Write out each line exactly as it stands, please.

--------------------------------------------------

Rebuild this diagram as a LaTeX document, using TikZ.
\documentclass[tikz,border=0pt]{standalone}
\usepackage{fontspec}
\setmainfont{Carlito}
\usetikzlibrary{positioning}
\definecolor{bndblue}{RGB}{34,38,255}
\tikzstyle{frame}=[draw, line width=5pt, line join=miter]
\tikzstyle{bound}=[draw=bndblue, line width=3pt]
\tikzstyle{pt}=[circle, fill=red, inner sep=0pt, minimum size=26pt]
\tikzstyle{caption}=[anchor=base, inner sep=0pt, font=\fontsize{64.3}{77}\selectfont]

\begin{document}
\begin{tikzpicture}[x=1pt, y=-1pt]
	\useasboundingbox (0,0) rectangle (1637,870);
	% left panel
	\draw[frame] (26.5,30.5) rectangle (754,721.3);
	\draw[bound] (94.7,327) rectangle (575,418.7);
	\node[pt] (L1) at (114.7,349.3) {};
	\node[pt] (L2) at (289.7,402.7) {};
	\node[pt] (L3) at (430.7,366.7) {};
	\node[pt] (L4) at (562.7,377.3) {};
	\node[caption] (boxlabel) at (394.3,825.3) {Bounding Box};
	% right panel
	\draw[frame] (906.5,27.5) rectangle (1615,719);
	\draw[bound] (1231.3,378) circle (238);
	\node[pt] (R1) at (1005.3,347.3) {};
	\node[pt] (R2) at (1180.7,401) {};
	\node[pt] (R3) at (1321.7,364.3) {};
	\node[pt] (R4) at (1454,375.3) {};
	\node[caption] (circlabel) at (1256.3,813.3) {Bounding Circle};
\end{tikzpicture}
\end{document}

--------------------------------------------------

**Full response**:
Rebuild this diagram as a LaTeX document, using TikZ.
\documentclass[tikz,border=0pt]{standalone}
\usepackage{fontspec}
\setmainfont{Carlito}
\usetikzlibrary{positioning}
\definecolor{bndblue}{RGB}{34,38,255}
\tikzstyle{frame}=[draw, line width=5pt, line join=miter]
\tikzstyle{bound}=[draw=bndblue, line width=3pt]
\tikzstyle{pt}=[circle, fill=red, inner sep=0pt, minimum size=26pt]
\tikzstyle{caption}=[anchor=base, inner sep=0pt, font=\fontsize{64.3}{77}\selectfont]

\begin{document}
\begin{tikzpicture}[x=1pt, y=-1pt]
	\useasboundingbox (0,0) rectangle (1637,870);
	% left panel
	\draw[frame] (26.5,30.5) rectangle (754,721.3);
	\draw[bound] (94.7,327) rectangle (575,418.7);
	\node[pt] (L1) at (114.7,349.3) {};
	\node[pt] (L2) at (289.7,402.7) {};
	\node[pt] (L3) at (430.7,366.7) {};
	\node[pt] (L4) at (562.7,377.3) {};
	\node[caption] (boxlabel) at (394.3,825.3) {Bounding Box};
	% right panel
	\draw[frame] (906.5,27.5) rectangle (1615,719);
	\draw[bound] (1231.3,378) circle (238);
	\node[pt] (R1) at (1005.3,347.3) {};
	\node[pt] (R2) at (1180.7,401) {};
	\node[pt] (R3) at (1321.7,364.3) {};
	\node[pt] (R4) at (1454,375.3) {};
	\node[caption] (circlabel) at (1256.3,813.3) {Bounding Circle};
\end{tikzpicture}
\end{document}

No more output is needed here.